Что не так в коммуникации ЦБ с рынком

Финансист Сергей Романчук о проблеме игры в слова с рынком

Когда Эльвира Набиуллина возглавила Банк России, она сделала улучшение коммуникации регулятора с рынками одним из своих приоритетов. Проведение современной политики инфляционного таргетирования не оставляет иного варианта, как добиваться взаимопонимания между ЦБ и широким рынком, от профессиональных участников вплоть до населения. Для закрепления инфляции на низком уровне требуется устойчивость ожиданий и доверие к регулятору, понимание того, как он будет реагировать на внешние вызовы, уверенность в способности обеспечить долгосрочную финансовую стабильность. И хотя Банк России по-прежнему держит пальму первенства как самый непредсказуемый центральный банк с точки зрения угадывания аналитиками его решений по ключевой ставке, но в то же время за эти годы в коммуникации достигнут существенный прогресс. Рынок все лучше понимает ЦБ, а тот старается быть последовательным в своих решениях. Тем обиднее наблюдать некоторые огрехи, разрушающие эту благостную картину.

В конце марта в ходе расширенного заседания коллегии Минфина глава Банка России Эльвира Набиуллина заявила, что ЦБ не использовал и не планирует использовать инструмент бюджетного правила для управления курсом рубля. «Я бы хотела отдельно подчеркнуть, потому что этот вопрос еще остается иногда у участников рынка, что мы не использовали и не планируем использовать операции по бюджетному правилу как инструмент управления номинальным курсом рубля. В случае повышенной волатильности на валютном рынке мы будем полностью приостанавливать покупки, а не частично и делать это, исключительно чтобы не оказывалось давление на рынок, а не добиваться каких-то изменений курса», – сказала она.

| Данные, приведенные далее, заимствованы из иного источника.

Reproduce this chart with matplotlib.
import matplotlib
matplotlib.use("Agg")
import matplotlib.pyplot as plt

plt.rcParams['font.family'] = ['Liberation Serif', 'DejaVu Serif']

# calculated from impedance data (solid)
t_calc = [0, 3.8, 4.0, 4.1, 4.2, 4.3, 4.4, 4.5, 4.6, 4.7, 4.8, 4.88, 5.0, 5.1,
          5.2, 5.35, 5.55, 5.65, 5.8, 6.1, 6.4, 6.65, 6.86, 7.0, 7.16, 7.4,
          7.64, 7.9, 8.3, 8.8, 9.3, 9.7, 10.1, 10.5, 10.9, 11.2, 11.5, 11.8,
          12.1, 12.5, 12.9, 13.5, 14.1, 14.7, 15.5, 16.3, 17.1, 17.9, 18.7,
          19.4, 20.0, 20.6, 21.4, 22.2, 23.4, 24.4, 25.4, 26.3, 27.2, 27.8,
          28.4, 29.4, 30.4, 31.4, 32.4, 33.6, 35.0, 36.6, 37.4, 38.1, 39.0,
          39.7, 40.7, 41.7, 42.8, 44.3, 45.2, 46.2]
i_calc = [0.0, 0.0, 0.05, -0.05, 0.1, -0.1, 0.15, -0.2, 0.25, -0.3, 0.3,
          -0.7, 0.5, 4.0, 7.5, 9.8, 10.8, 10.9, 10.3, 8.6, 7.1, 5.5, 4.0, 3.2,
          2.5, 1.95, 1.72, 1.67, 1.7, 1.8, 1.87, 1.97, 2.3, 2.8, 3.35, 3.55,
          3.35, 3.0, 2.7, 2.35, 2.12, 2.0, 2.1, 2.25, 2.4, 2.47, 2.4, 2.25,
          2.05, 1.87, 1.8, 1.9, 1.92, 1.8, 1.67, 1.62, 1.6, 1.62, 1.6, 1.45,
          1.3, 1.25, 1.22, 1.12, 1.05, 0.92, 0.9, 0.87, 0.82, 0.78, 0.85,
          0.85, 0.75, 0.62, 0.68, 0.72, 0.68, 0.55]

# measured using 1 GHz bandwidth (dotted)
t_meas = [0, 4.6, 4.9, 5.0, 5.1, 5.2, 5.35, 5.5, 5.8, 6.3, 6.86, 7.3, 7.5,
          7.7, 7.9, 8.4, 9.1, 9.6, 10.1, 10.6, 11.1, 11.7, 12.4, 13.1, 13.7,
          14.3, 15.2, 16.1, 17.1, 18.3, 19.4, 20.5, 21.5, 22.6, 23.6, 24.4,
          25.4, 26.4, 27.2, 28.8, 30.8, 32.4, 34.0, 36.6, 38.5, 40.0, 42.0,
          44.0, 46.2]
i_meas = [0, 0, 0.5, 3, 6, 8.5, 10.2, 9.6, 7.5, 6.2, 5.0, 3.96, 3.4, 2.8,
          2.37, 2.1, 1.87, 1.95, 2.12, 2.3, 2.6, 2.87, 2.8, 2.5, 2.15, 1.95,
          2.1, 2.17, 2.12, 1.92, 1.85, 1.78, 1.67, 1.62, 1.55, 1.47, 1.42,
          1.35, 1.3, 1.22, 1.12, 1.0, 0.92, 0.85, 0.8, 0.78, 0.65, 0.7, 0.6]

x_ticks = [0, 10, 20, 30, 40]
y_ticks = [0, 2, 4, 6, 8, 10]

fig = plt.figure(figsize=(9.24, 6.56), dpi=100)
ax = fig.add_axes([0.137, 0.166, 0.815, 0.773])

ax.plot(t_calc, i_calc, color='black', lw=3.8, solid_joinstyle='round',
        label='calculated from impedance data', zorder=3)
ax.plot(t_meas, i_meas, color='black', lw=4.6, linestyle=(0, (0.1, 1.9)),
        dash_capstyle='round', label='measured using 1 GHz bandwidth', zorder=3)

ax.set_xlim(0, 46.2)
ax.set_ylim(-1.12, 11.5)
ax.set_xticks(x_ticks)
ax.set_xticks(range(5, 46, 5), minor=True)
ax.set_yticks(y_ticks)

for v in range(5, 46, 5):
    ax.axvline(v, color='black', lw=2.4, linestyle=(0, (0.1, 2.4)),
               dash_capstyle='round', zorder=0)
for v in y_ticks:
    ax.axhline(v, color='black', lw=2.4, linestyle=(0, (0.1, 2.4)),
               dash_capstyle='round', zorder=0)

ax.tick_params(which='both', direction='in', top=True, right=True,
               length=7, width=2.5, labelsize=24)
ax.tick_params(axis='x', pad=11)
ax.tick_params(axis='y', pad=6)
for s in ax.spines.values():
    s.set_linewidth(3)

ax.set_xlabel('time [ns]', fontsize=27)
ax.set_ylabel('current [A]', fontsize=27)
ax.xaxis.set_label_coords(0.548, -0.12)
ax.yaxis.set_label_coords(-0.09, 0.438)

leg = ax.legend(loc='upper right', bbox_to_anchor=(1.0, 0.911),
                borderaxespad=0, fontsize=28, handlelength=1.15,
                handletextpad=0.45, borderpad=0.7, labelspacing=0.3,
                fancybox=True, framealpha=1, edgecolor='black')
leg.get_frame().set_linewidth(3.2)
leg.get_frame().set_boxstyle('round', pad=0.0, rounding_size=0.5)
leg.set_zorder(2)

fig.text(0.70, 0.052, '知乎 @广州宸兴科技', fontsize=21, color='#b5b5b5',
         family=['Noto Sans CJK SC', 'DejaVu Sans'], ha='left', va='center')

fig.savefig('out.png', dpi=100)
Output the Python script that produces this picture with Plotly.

При всем заслуженном уважении высказывание председателя Банка России содержит в себе легко читаемые участниками рынка противоречия. С одной стороны, понятно, что ЦБ хочет сказать, что у него нет конкретных номинальных целей по курсу рубля, и для этого используется вроде бы знакомый большинству участников рынка, но в то же время не совсем однозначно определяемый термин «волатильность». Якобы не значение номинального курса, но волатильность является триггером для того, чтобы ЦБ перестал совершать на рынке операции, диктуемые зеркалированием бюджетного правила – покупками валюты на рынке симметрично покупкам Минфина у ЦБ. Но, с другой стороны, именно резкое изменение номинального курса рубля несет угрозу инфляции и более широко – финансовой стабильности.

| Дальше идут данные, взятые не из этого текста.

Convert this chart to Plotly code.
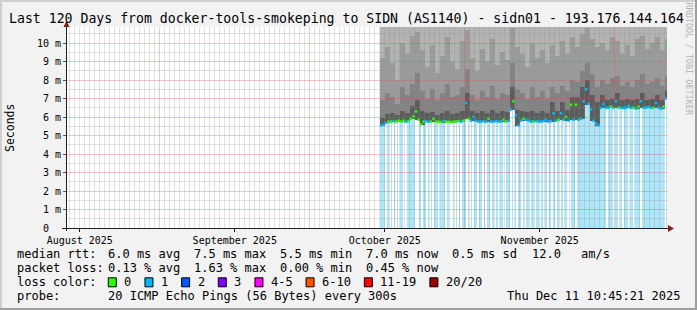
import math
import pandas as pd
import plotly.graph_objects as go

# ---------------- data ----------------
title = "Last 120 Days from docker-tools-smokeping to SIDN (AS1140) - sidn01 - 193.176.144.164"
t_end = pd.Timestamp("2025-12-11 10:45:21")
span_days = 120
first_bin = pd.Timestamp("2025-10-15 00:00")
bin_hours = 12

# median rtt (ms) per 12 h bin
median_ms = [
    5.55, 5.58, 5.68, 5.75, 5.75, 5.78, 5.75, 5.80, 5.75, 5.80,
    5.75, 5.78, 5.90, 6.03, 6.30, 5.85, 5.60, 5.75, 5.78, 5.75,
    5.75, 5.90, 5.75, 5.75, 5.72, 5.78, 5.75, 5.75, 5.72, 5.75,
    5.75, 5.78, 5.75, 5.80, 6.76, 5.90, 5.80, 6.00, 5.80, 5.75,
    5.75, 5.78, 5.75, 5.90, 5.75, 5.75, 5.78, 5.75, 5.75, 5.85,
    5.75, 5.80, 6.40, 6.85, 6.10, 5.55, 5.80, 5.90, 5.85, 5.80,
    5.75, 5.75, 5.78, 5.75, 5.75, 5.78, 5.85, 5.75, 5.78, 6.20,
    5.80, 5.85, 6.20, 5.85, 6.00, 5.80, 6.66, 5.85, 6.66, 5.85,
    5.90, 6.85, 7.50, 6.70, 6.40, 5.80, 5.65, 5.55, 6.49, 6.70,
    6.50, 6.50, 6.55, 6.50, 6.85, 6.50, 6.50, 6.48, 6.50, 6.60,
    6.50, 6.50, 6.45, 6.55, 6.85, 6.50, 6.50, 6.55, 6.50, 6.50,
    6.75, 6.50, 6.45, 6.55, 7.00,
]
# lost pings (of 20) per 12 h bin -> median line colour
median_loss = [
    1, 1, 1, 0, 0, 1, 0, 0, 0, 0,
    1, 0, 0, 0, 0, 0, 0, 0, 1, 1,
    0, 0, 0, 0, 0, 1, 0, 0, 0, 0,
    0, 0, 1, 0, 1, 0, 1, 1, 1, 1,
    1, 1, 1, 0, 1, 1, 1, 1, 1, 0,
    0, 1, 1, 0, 1, 1, 1, 0, 1, 1,
    1, 0, 1, 1, 1, 1, 1, 1, 1, 1,
    1, 0, 1, 1, 0, 1, 0, 1, 0, 1,
    1, 1, 1, 1, 1, 1, 1, 1, 1, 1,
    1, 1, 0, 1, 1, 0, 1, 1, 1, 1,
    1, 0, 1, 0, 1, 1, 1, 1, 1, 0,
    1, 1, 1, 0, 1,
]
# smoke (ping distribution) per day, upper rtt of successive ping ranks (ms)
smoke_inner_ms = [
    5.95, 6.15, 6.20, 6.10, 6.30, 6.20, 6.60, 6.90, 6.30, 6.20,
    6.25, 6.10, 6.20, 6.30, 6.15, 6.20, 6.35, 7.30, 6.30, 6.20,
    6.30, 6.20, 6.40, 6.20, 6.30, 6.25, 7.60, 6.40, 6.30, 6.25,
    6.35, 6.20, 6.30, 6.20, 6.80, 6.30, 6.80, 6.40, 7.10, 7.10,
    7.60, 8.00, 7.20, 6.80, 7.20, 6.90, 6.95, 7.30, 6.90, 6.95,
    6.90, 6.95, 7.30, 6.90, 6.95, 7.20, 6.90, 7.40,
]
smoke_mid_ms = [
    6.9, 7.3, 7.1, 6.7, 7.6, 7.2, 7.8, 8.4, 7.4, 7.0,
    7.5, 6.9, 7.3, 7.8, 7.1, 7.2, 7.6, 8.6, 7.2, 6.9,
    7.4, 7.1, 7.7, 7.0, 7.3, 7.2, 8.9, 7.5, 7.3, 7.0,
    7.6, 7.1, 7.4, 7.0, 7.6, 7.3, 7.7, 7.4, 8.0, 7.9,
    8.5, 8.9, 8.3, 7.6, 8.0, 7.8, 8.1, 8.2, 7.7, 7.9,
    7.6, 8.0, 8.3, 7.8, 7.9, 8.1, 7.7, 8.2,
]
smoke_outer_ms = [
    9.2, 9.8, 8.9, 8.0, 10.0, 9.4, 10.4, 10.6, 9.6, 8.7,
    9.9, 8.4, 9.3, 10.3, 9.0, 8.6, 10.1, 10.7, 9.2, 8.5,
    9.7, 9.0, 10.2, 8.8, 9.5, 9.1, 10.8, 9.8, 9.4, 8.7,
    10.0, 9.2, 9.6, 8.9, 9.9, 9.3, 10.1, 9.4, 10.3, 9.8,
    10.5, 10.8, 10.2, 9.8, 10.0, 9.6, 10.3, 10.1, 9.4, 9.9,
    9.3, 10.2, 10.4, 9.7, 10.0, 10.3, 9.6, 10.2,
]
smoke_max_ms = 12.0

# periods without loss (background not coloured): days after first_bin, duration in hours
noloss_days = [
    1.24, 1.98, 2.64, 3.24, 3.78, 4.78, 5.10, 7.10, 7.64, 8.44,
    9.44, 9.90, 10.64, 11.78, 13.24, 13.90, 14.44, 14.98, 15.64, 16.18,
    17.30, 17.90, 18.58, 19.50, 20.58, 21.24, 22.18, 23.04, 23.70, 24.70,
    26.18, 26.70, 27.38, 28.38, 29.04, 30.04, 31.04, 32.04, 32.70, 33.50,
    34.38, 35.24, 35.90, 36.70, 37.50, 37.98, 39.18, 45.30, 46.70, 47.70,
    48.50, 49.78, 50.78, 52.10, 57.04,
]
noloss_hours = [4.8] * 28 + [9.6, 14.4] + [4.8] * 25

month_labels = ["August 2025", "September 2025", "October 2025", "November 2025"]
month_label_dates = ["2025-08-16", "2025-09-16", "2025-10-16", "2025-11-16"]
month_starts = ["2025-09-01", "2025-10-01", "2025-11-01", "2025-12-01"]
y_tickvals = [0, 1, 2, 3, 4, 5, 6, 7, 8, 9, 10]
y_ticktext = ["0\u00a0\u00a0"] + [f"{v} m" for v in y_tickvals[1:]]

rtt_stats = ["6.0 ms avg", "7.5 ms max", "5.5 ms min", "7.0 ms now", "0.5 ms sd", "12.0", "am/s"]
loss_stats = ["0.13 % avg", "1.63 % max", "0.00 % min", "0.45 % now"]
loss_labels = ["0", "1", "2", "3", "4-5", "6-10", "11-19", "20/20"]
loss_colors = ["#26ff00", "#00b8ff", "#0059ff", "#7e00ff", "#ff00ff", "#ff5500", "#ff0000", "#a10000"]
probe_text = "20 ICMP Echo Pings (56 Bytes) every 300s"
stamp_text = "Thu Dec 11 10:45:21 2025"

# ---------------- layout constants ----------------
W, H = 697, 310
L, R, T, B = 67, 667, 27, 228
PX_PER_MS = 18.5
YMAX = (B - T) / PX_PER_MS
FONT = "DejaVu Sans Mono"
t_start = t_end - pd.Timedelta(days=span_days)
PX_PER_DAY = (R - L) / span_days


def fx(x):
    return (x - L) / (R - L)


def fy(y):
    return (B - y) / (B - T)


def ts(t):
    return pd.Timestamp(t).strftime("%Y-%m-%d %H:%M:%S")


MS_H = 3600 * 1000
fig = go.Figure()

nb = len(median_ms)
bin_start = [first_bin + pd.Timedelta(hours=bin_hours * i) for i in range(nb)]
bin_mid = [ts(b + pd.Timedelta(hours=bin_hours / 2)) for b in bin_start]

# loss background
fig.add_trace(go.Bar(x=bin_mid, y=median_ms, base=[0] * nb, width=bin_hours * MS_H,
                     marker=dict(color="#ade6f9", line=dict(width=0))))
gx, gy, gw = [], [], []
for d, h in zip(noloss_days, noloss_hours):
    t0 = first_bin + pd.Timedelta(days=d)
    i = min(int(d * 24 // bin_hours), nb - 1)
    gx.append(ts(t0 + pd.Timedelta(hours=h / 2)))
    gy.append(median_ms[i])
    gw.append(h * MS_H)
fig.add_trace(go.Bar(x=gx, y=gy, base=[0] * len(gx), width=gw,
                     marker=dict(color="#ffffff", line=dict(width=0))))

# smoke
nd = len(smoke_inner_ms)
day_mid = [ts(first_bin + pd.Timedelta(hours=24 * j + 12)) for j in range(nd)]
smoke_base = []
for j in range(nd):
    vals = median_ms[2 * j:2 * j + 2]
    smoke_base.append(min(vals) - 0.03)
layers = [
    ([smoke_max_ms] * nd, "#b3b3b3"),
    (smoke_outer_ms, "#9b9b9b"),
    (smoke_mid_ms, "#838383"),
    (smoke_inner_ms, "#5c5c5c"),
]
for tops, col in layers:
    fig.add_trace(go.Bar(x=day_mid, base=smoke_base,
                         y=[t - b for t, b in zip(tops, smoke_base)],
                         width=24 * MS_H, marker=dict(color=col, line=dict(width=0))))

# median line coloured by loss
for lv, col in [(0, loss_colors[0]), (1, loss_colors[1])]:
    xs, ys = [], []
    for i in range(nb):
        if median_loss[i] == lv:
            xs += [ts(bin_start[i]), ts(bin_start[i] + pd.Timedelta(hours=bin_hours)), None]
            ys += [median_ms[i], median_ms[i], None]
    fig.add_trace(go.Scatter(x=xs, y=ys, mode="lines", line=dict(color=col, width=2.5)))

for tr in fig.data:
    tr.update(showlegend=False, hoverinfo="skip")

# ---------------- grid (on top of the data, like rrdtool; light to mimic 1:1 dots) ----------------
shapes = []
minor_col = "rgba(143,143,143,0.26)"
major_col = "rgba(222,79,79,0.32)"


def snap(v):
    return math.floor(v) + 0.5


def vline(t, col):
    x = snap(L + (pd.Timestamp(t) - t_start).total_seconds() / 86400 * PX_PER_DAY)
    shapes.append(dict(type="line", xref="paper", yref="paper", x0=fx(x), x1=fx(x),
                       y0=0, y1=1, line=dict(color=col, width=1), layer="above"))


def hline(v, col):
    y = snap(B - v * PX_PER_MS)
    shapes.append(dict(type="line", xref="paper", yref="paper", x0=0, x1=1,
                       y0=fy(y), y1=fy(y), line=dict(color=col, width=1), layer="above"))


for d in pd.date_range("2025-08-14", "2025-12-11", freq="D"):
    if d.day != 1:
        vline(d, minor_col)
for k in range(11):
    if k + 0.5 < YMAX:
        hline(k + 0.5, minor_col)
for m in month_starts:
    vline(m, major_col)
for v in y_tickvals[1:]:
    hline(v, major_col)

# ---------------- decorations ----------------
for (x0, y0, x1, y1, c) in [(0, 0, W, 2, "#cfcfcf"), (0, 0, 2, H, "#cfcfcf"),
                            (0, H - 2, W, H, "#9e9e9e"), (W - 2, 0, W, H, "#9e9e9e")]:
    shapes.append(dict(type="rect", xref="paper", yref="paper", x0=fx(x0), x1=fx(x1),
                       y0=fy(y1), y1=fy(y0), fillcolor=c, line=dict(width=0), layer="below"))
arrow_col = "#7f1f1f"
axis_col = "#1f1f1f"
shapes.append(dict(type="line", xref="paper", yref="paper", x0=fx(R), x1=fx(670), y0=fy(B + 0.5),
                   y1=fy(B + 0.5), line=dict(color=axis_col, width=1)))
shapes.append(dict(type="line", xref="paper", yref="paper", x0=fx(62), x1=fx(L), y0=fy(B + 0.5),
                   y1=fy(B + 0.5), line=dict(color=axis_col, width=1)))
shapes.append(dict(type="line", xref="paper", yref="paper", x0=fx(L - 0.5), x1=fx(L - 0.5), y0=fy(T),
                   y1=fy(23), line=dict(color=axis_col, width=1)))
shapes.append(dict(type="line", xref="paper", yref="paper", x0=fx(L - 0.5), x1=fx(L - 0.5), y0=fy(B),
                   y1=fy(231), line=dict(color=axis_col, width=1)))
shapes.append(dict(type="path", xref="paper", yref="paper",
                   path=f"M {fx(668)},{fy(225)} L {fx(674)},{fy(B + 0.5)} L {fx(668)},{fy(232)} Z",
                   fillcolor=arrow_col, line=dict(width=0)))
shapes.append(dict(type="path", xref="paper", yref="paper",
                   path=f"M {fx(63.5)},{fy(27)} L {fx(L - 0.5)},{fy(20.5)} L {fx(69.5)},{fy(27)} Z",
                   fillcolor=arrow_col, line=dict(width=0)))

annotations = []


def ann(text, x, y, size=12, xanchor="left", color="black", angle=0):
    annotations.append(dict(text=text, x=fx(x), y=fy(y), xref="paper", yref="paper",
                            xanchor=xanchor, yanchor="middle", showarrow=False, borderpad=0,
                            font=dict(family=FONT, size=size, color=color), textangle=angle))


ann(title, 8, 18.5, size=13.2)
ann("Seconds", 10, 128, size=11.5, xanchor="center", angle=-90)
ann("RRDTOOL / TOBI OETIKER", 688.5, 59, size=8.5, xanchor="center", color="#b4b4b4", angle=90)

LX = 15.5
row_y = [254.3, 268.3, 282.3, 296.0]
ann("median rtt:", LX, row_y[0])
for txt, x in zip(rtt_stats, [106.7, 193.3, 279.3, 365.3, 451.3, 530.7, 579.5]):
    ann(txt, x, row_y[0])
ann("packet loss:", LX, row_y[1])
for txt, x in zip(loss_stats, [106.7, 193.3, 279.3, 365.3]):
    ann(txt, x, row_y[1])
ann("loss color:", LX, row_y[2])
CW = 7.22
bx = 108.3
for lab, col in zip(loss_labels, loss_colors):
    shapes.append(dict(type="rect", xref="paper", yref="paper", x0=fx(bx), x1=fx(bx + 8),
                       y0=fy(row_y[2] + 4.5), y1=fy(row_y[2] - 4.5), fillcolor=col,
                       line=dict(color="black", width=1)))
    ann(lab, bx + 15, row_y[2])
    bx = bx + 15 + (len(lab) + 2) * CW
ann("probe:", LX, row_y[3])
ann(probe_text, 106.7, row_y[3])
ann(stamp_text, 680.5, row_y[3], xanchor="right")

fig.update_layout(
    width=W, height=H, autosize=False,
    margin=dict(l=L, r=W - R, t=T, b=H - B, pad=0),
    paper_bgcolor="#f2f2f2", plot_bgcolor="#ffffff",
    barmode="overlay", bargap=0,
    font=dict(family=FONT, size=10, color="black"),
    shapes=shapes, annotations=annotations,
    xaxis=dict(type="date", range=[ts(t_start), ts(t_end)], showgrid=False, zeroline=False,
               showline=True, linecolor=axis_col, linewidth=1,
               tickvals=month_label_dates, ticktext=month_labels, ticks="outside", ticklen=3,
               tickcolor=axis_col, tickfont=dict(family=FONT, size=10), layer="above traces"),
    yaxis=dict(range=[0, YMAX], showgrid=False, zeroline=False, showline=True,
               linecolor=axis_col, linewidth=1, tickvals=y_tickvals, ticktext=y_ticktext,
               ticks="outside", ticklen=3, tickcolor="#555555",
               tickfont=dict(family=FONT, size=10), layer="above traces"),
)

fig.write_html("out.html", config={"displayModeBar": False})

Рынок вряд ли можно ввести в заблуждение: реализованная волатильность курса может быть высокой, если, например, он будет меняться то вверх, то вниз на 1–2 руб. каждый день, но при этом в течение долгого промежутка времени оставаться в диапазоне (например, 63–68 руб./$). Волатильность будет в небесах, но прекратит ли ЦБ в таком случае покупки на рынке согласно бюджетному правилу? Конечно, нет. Не всякая волатильность вызывает опасения для финансовой стабильности, а только такая, когда наблюдается устойчивая сильная направленная динамика: когда эти 1–2 руб. в день последовательно идут в одном направлении, а не в разных. Для расчета волатильности не важно, в каком направлении идут изменения, она ведь просто мера среднеквадратичного отклонения, а вот для финансовой стабильности разница совершенно критична: только однонаправленные изменения несут угрозу, так как они меняют поведение участников рынка, наносят удар по инфляции и ожиданиям. Изменения курса, обычно успешно моделируемые случайным процессом, перестают обладать его ключевым свойством – непредсказуемостью будущих изменений, если эти изменения много раз подряд идут в одном направлении, формируя устойчивый тренд. А чем же измеряются направленные изменения? Конечно же, не волатильностью, но изменением номинального курса. Волатильность может быть и низкой, например каждый день доллар будет расти всего лишь на 20 коп. Но если это будет продолжаться три месяца подряд, то курс доллара взлетит на 18 руб. и ЦБ скорее всего «полностью приостановит покупки», перестав перекрываться на рынке.

Может быть, Эльвира Набиуллина имела в виду не реализованную историческую волатильность, а вмененную, исходя из которой оценивается вероятность будущих значений курса через стоимость опционных контрактов – по сути, стоимость страховки от его изменения?! Это имеет несколько больший смысл, однако все равно это попытка завуалировать тот факт, что именно наблюдаемая величина номинального курса, его динамика, степень предсказуемости имеют первостепенное значение, влияя на ожидания участников и разрушая обычное поведение, стимулируя попытку бегства из рубля как средства сбережения.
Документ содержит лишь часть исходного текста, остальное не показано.